Однажды на исповеди перед литургией он признался, что и раньше не мог назвать себя глубоко верующим человеком, а теперь его вера, его надежда на милосердие Бога и вовсе тают, сгорают здесь, в этой изматывающей, безнадежной борьбе, в этих мрачных буднях, от которых любой мог бы сойти с ума.
– Я теперь вообще не знаю, кто такой этот Бог, – шепнул он мне. И тут же уставился в упор на распятие, лежащее перед ним на аналое. – Если Бог сам так страдал за нас за всех и за этих детей, то на кой ч… – он не договорил, только головой замотал.
А у меня сердце похолодело – как я мог после этого допустить его до причастия! Пусть это была лишь минутная слабость, простительная при его нервной нагрузке, пусть он просто не смог удержать в себе душевную боль. Все равно. Я не посмел бы причастить его и сам терзался бы – кто я такой, чтобы отлучать и отталкивать искренне страдающего человека!.. Но в следующую секунду Зорин шумно выдохнул, и я почувствовал, что от него пахнет алкоголем. И – Господи, прости меня грешного – обрадовался! Теперь у меня был формальный повод не допустить его…
А потом, через несколько дней, Зорин пришел поговорить со мной, но в храм ворвалась и набросилась на него эта странная Вероника…
– Давно хочу спросить. – Зорин поднимает на меня глаза, и я вижу, что пьяная муть в них почти рассеялась. – Почему вы здесь? Зачем?
– Семен Савельевич, – мягко говорю я. – Вы мастер прямых вопросов…
– Не обижайтесь, отец Глеб. Просто мне кажется, что вы здесь ищете ответ на тот же вопрос, который и мне не дает покоя: почему всё так? Вы здесь потому, что больше нигде этот вопрос так не орет прямо в уши. И не в переносном смысле, а в самом прямом… Вот все говорят: врачи со временем, насмотревшись на страдания, обрастают панцирем, и уже ничем их не проймешь. Может, это и так, в массе… Но здесь – другое, здесь никакого панциря не хватит. Может, и я впадал бы в ступор от каждого крика – как любой нормальный человек. Но не имею права. Мне надо крик остановить. Больше некому. Поэтому и выгляжу, наверное, как монстр в панцире. Но крики проникают глубже, под панцирь, под череп и там накапливаются, как жидкость при гидроцефалии, пока не начинают нарывать, кипеть и жечь мозг… Ну а вы?..

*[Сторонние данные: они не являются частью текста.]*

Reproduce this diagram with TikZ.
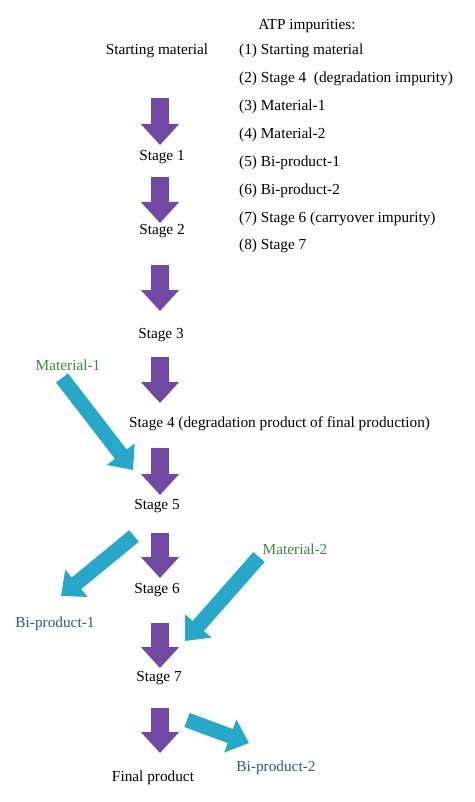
\documentclass[tikz,border=0pt]{standalone}
\usepackage{fontspec}
\setmainfont{Liberation Serif}
\usepackage{tikz}
\usetikzlibrary{positioning, arrows.meta, calc}
\definecolor{stagepurple}{RGB}{114,73,162}
\definecolor{feedcyan}{RGB}{40,168,200}
\definecolor{matgreen}{RGB}{60,140,60}
\definecolor{bpblue}{RGB}{50,82,168}
\tikzset{
  txt/.style={inner sep=0pt, font=\fontsize{15.3}{18}\selectfont},
  stagearrow/.style={draw=stagepurple, line width=18pt, -{Triangle[width=37pt,length=21pt]}},
  feedarrow/.style={draw=feedcyan, line width=15pt, -{Triangle[width=34pt,length=20pt]}},
}
\begin{document}
\begin{tikzpicture}[x=1pt,y=-1pt]
  \useasboundingbox (0,0) rectangle (474,802);
  \coordinate (axis) at (160,0);

  \node[txt] (start) at (157,51) {Starting material};
  \node[txt] (s1) at (162,157) {Stage 1};
  \node[txt] (s2) at (162,231) {Stage 2};
  \node[txt] (s3) at (161,335) {Stage 3};
  \node[txt, anchor=west] (s4) at (129,424) {Stage 4 (degradation product of final production)};
  \node[txt] (s5) at (157,506) {Stage 5};
  \node[txt] (s6) at (157,590) {Stage 6};
  \node[txt] (s7) at (159,678) {Stage 7};
  \node[txt] (final) at (153,778) {Final product};

  \node[txt, text=matgreen] (mat1) at (68,365) {Material-1};
  \node[txt, text=matgreen] (mat2) at (295,549) {Material-2};
  \node[txt, text=bpblue] (bp1) at (55,624) {Bi-product-1};
  \node[txt, text=bpblue] (bp2) at (276,768) {Bi-product-2};

  \node[txt] (atp) at (307,26) {ATP impurities:};
  \foreach \t [count=\n] in {{(1) Starting material}, {(2) Stage 4\ \ (degradation impurity)},
      {(3) Material-1}, {(4) Material-2}, {(5) Bi-product-1}, {(6) Bi-product-2},
      {(7) Stage 6 (carryover impurity)}, {(8) Stage 7}}
    \node[txt, anchor=west] (imp\n) at (239,{51+27.9*(\n-1)}) {\t};

  \foreach \a/\b/\u/\v in {start/s1/47/12, s1/s2/20/8, s2/s3/34/24, s3/s4/22/21,
      s4/s5/24/11, s5/s6/27/12, s6/s7/33/10, s7/final/30/25}
    \draw[stagearrow] ($(axis |- \a)+(0,\u)$) -- ($(axis |- \b)+(0,-\v)$);

  \coordinate (m1tail) at (62,378);
  \coordinate (m1tip) at (133,470);
  \coordinate (b1tail) at (134,536);
  \coordinate (b1tip) at (61,596);
  \coordinate (m2tail) at (259,557);
  \coordinate (m2tip) at (185,641);
  \coordinate (b2tail) at (187,720);
  \coordinate (b2tip) at (249,743);
  \draw[feedarrow] (m1tail) -- (m1tip);
  \draw[feedarrow] (b1tail) -- (b1tip);
  \draw[feedarrow] (m2tail) -- (m2tip);
  \draw[feedarrow] (b2tail) -- (b2tip);
\end{tikzpicture}
\end{document}
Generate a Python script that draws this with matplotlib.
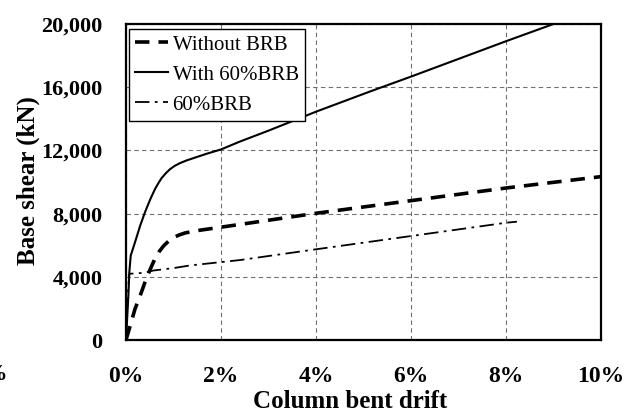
import matplotlib
matplotlib.use("Agg")
import matplotlib.pyplot as plt
from matplotlib.ticker import FuncFormatter

plt.rcParams['font.family'] = ['Liberation Serif', 'DejaVu Serif']

# Pushover curves: column bent drift (%) vs. base shear (kN)
drift_without = [0.0, 0.09, 0.19, 0.30, 0.40, 0.51, 0.61, 0.70, 0.79, 0.90, 1.0, 1.12, 1.25,
                 1.56, 2.0, 3.0, 4.0, 6.0, 8.0, 10.0]
shear_without = [0, 920, 1970, 2820, 3660, 4480, 5150, 5600, 5950, 6270, 6480, 6650, 6780,
                 6950, 7140, 7580, 8020, 8820, 9620, 10340]

drift_with = [0.0, 0.05, 0.07, 0.10, 0.19, 0.30, 0.40, 0.51, 0.61, 0.68, 0.75, 0.84, 0.93,
              1.03, 1.14, 1.28, 1.42, 1.70, 2.0, 2.39, 3.0, 4.0, 5.13, 6.0, 8.0, 9.0]
shear_with = [0, 2820, 4290, 5350, 6190, 7250, 8090, 8900, 9550, 9920, 10250, 10560, 10820,
              11030, 11200, 11370, 11510, 11790, 12060, 12550, 13250, 14450, 15720, 16670,
              18910, 20000]

drift_brb = [0.0, 0.03, 0.07, 0.37, 0.58, 1.0, 1.35, 2.0, 2.4, 4.0, 6.0, 8.0, 8.23]
shear_brb = [0, 2500, 4190, 4250, 4400, 4550, 4720, 4930, 5060, 5740, 6580, 7420, 7490]

labels = ['Without BRB', 'With 60%BRB', '60%BRB']
x_ticks = [0, 2, 4, 6, 8, 10]
y_ticks = [0, 4000, 8000, 12000, 16000, 20000]

fig = plt.figure(figsize=(6.38, 4.16), dpi=100)
ax = fig.add_axes([126 / 638, 76 / 416, 475 / 638, 316 / 416])

ax.plot(drift_without, shear_without, color='black', lw=2.6, ls=(0, (4, 2.5)), label=labels[0])
ax.plot(drift_with, shear_with, color='black', lw=1.5, ls='-', label=labels[1])
ax.plot(drift_brb, shear_brb, color='black', lw=1.3, ls=(0, (8, 3, 1.5, 3)), label=labels[2])

ax.set_xlim(0, 10)
ax.set_ylim(0, 20000)
ax.set_xticks(x_ticks)
ax.set_yticks(y_ticks)
ax.xaxis.set_major_formatter(FuncFormatter(lambda v, p: f'{v:.0f}%'))
ax.yaxis.set_major_formatter(FuncFormatter(lambda v, p: f'{v:,.0f}'))
ax.tick_params(length=0)
ax.tick_params(axis='x', labelsize=17, pad=19)
ax.tick_params(axis='y', labelsize=16, pad=17)
for lab in ax.get_xticklabels() + ax.get_yticklabels():
    lab.set_fontweight('bold')

ax.grid(True, color='#707070', lw=0.8, ls=(0, (4, 3)))
for s in ax.spines.values():
    s.set_linewidth(1.6)
    s.set_color('black')

fig.text(350 / 638, 1 - 401 / 416, 'Column bent drift', ha='center', va='center',
         fontsize=18, fontweight='bold')
fig.text(28 / 638, 1 - 181 / 416, 'Base shear (kN)', ha='center', va='center',
         rotation=90, fontsize=18, fontweight='bold')
# partial tick text at the left margin
fig.text(7 / 638, 1 - 375 / 416, '%', ha='right', va='center', fontsize=17, fontweight='bold')

leg = ax.legend(loc='upper left', bbox_to_anchor=(0.006, 0.985), fontsize=15,
                frameon=True, fancybox=False, edgecolor='black', framealpha=1,
                handlelength=1.6, handletextpad=0.2, labelspacing=0.5,
                borderpad=0.3, borderaxespad=0)
leg.get_frame().set_linewidth(1.0)

fig.savefig('out.png', dpi=100)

Зорин делает паузу и ждет, что я отвечу. Но я молчу.
– А вы? – Он впивается в меня глазами. – Ведь вы монах, так? Но на самом деле вы – антимонах, я вам скажу!
– Это почему же? – Теперь мне кажется, что хмеля в Зорине осталось еще много, и я уже начинаю соображать, как бы прекратить этот разговор да и выпроводить его поскорей. Пусть уж дома отсыпается.
– Монахи, насколько я понимаю, они… – Зорин машет рукой, поднятой вверх. – Они где-то там, над миром. Или в стороне от мира. В тишине налаживают контакт, чтобы молитвы туда доходили. А вы – наоборот, влезли в самое пекло и тут ищете Бога – среди огня, среди воплей… А Бога, может быть, и нет здесь, в аду!..
– Семен Савельевич, – прерываю я его, начиная досадовать. – Наверное, вы хотите поговорить о чем-то важном для вас, но мою жизнь я сейчас не готов обсуждать.